The Risk Assessment component is supported by four principles that guide objective-setting and risk identification. These require management to specify clear objectives, identify risks across the entity, and analyze them to determine how they should be managed. Organizations must also explicitly consider the potential for fraud when assessing risks.
Four principles define Control Activities, ensuring the system is properly designed to mitigate identified risks to acceptable levels. This includes selecting and developing controls over technology, recognizing the pervasive nature of IT infrastructure.
The three Information and Communication principles focus on generating relevant, quality information and ensuring effective internal and external communication. Finally, the two Monitoring Activities principles ensure continuous evaluation and timely communication of control deficiencies to senior management and the board.
Compliance with mandates like the Sarbanes-Oxley Act requires organizations to provide demonstrable evidence that the COSO-based system is functioning as intended. This procedural phase focuses on the mechanics of verification and reporting, which proves the framework’s effectiveness.
The initial step is Scoping, where management determines which financial reporting processes, accounts, and assertions are material to the internal control assessment. This process uses a top-down, risk-based approach, focusing resources on areas that pose the highest risk of material misstatement. Scoping ensures rigorous testing is applied only to critical areas.
Documentation is formalized through narratives, process flowcharts, and control matrices. The control matrix links specific risks to implemented COSO Control Activities, detailing the process step, associated risk, and evidence of execution. This documentation serves as the map external auditors use to trace transactions and test system reliability.
Testing begins with evaluating design effectiveness, which determines if the control is capable of preventing or detecting a material misstatement if operated properly. If a control’s design fails, it must be remediated immediately. Operating effectiveness testing then verifies that the control is functioning consistently as designed and is being performed at the required frequency.
Testing often uses sampling methodologies, where the required sample size is determined by the control’s frequency and the acceptable risk level. Controls that fail either design or operating effectiveness testing are classified as deficiencies. These deficiencies are then aggregated and evaluated for severity.

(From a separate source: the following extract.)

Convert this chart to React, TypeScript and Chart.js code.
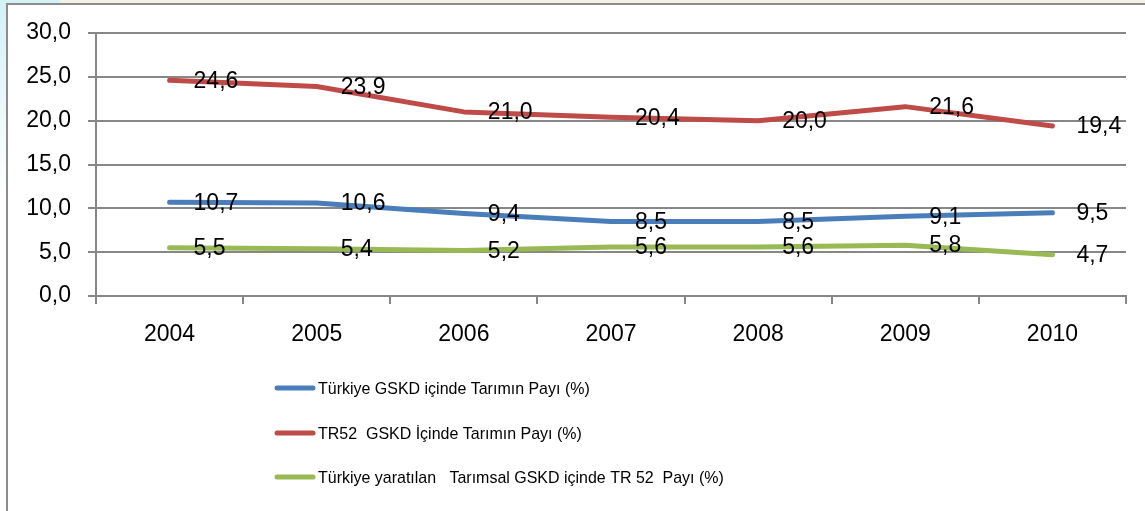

Management formally assesses the severity of identified deficiencies, classifying them as control deficiencies, significant deficiencies, or material weaknesses in internal control over financial reporting (ICFR). A material weakness necessitates an adverse opinion on ICFR from the external auditor. The process culminates in the management’s report on ICFR, which states the effectiveness of the control system based on COSO criteria.
Both the Internal Control—Integrated Framework (ICIF) and the Enterprise Risk Management (ERM) framework are COSO products, serving distinct, related purposes. The ICIF focuses primarily on internal controls needed for reliable financial reporting, compliance, and operational efficiency. Its scope is limited to internal systems and processes.
The ERM framework takes a broader, strategy-focused perspective. Its primary purpose is to manage risk in a way that creates, preserves, and realizes value for the entity. ERM addresses a wider spectrum of risks, including strategic, market, and credit risks, beyond the controls-related risks covered by ICIF.
The ICIF is essentially a subset of the broader ERM framework. An effective ERM program incorporates the ICIF to ensure the reliability of data and controls used in strategic decision-making. The ICIF provides the structure for control assurance, while ERM provides the structure for strategic risk management.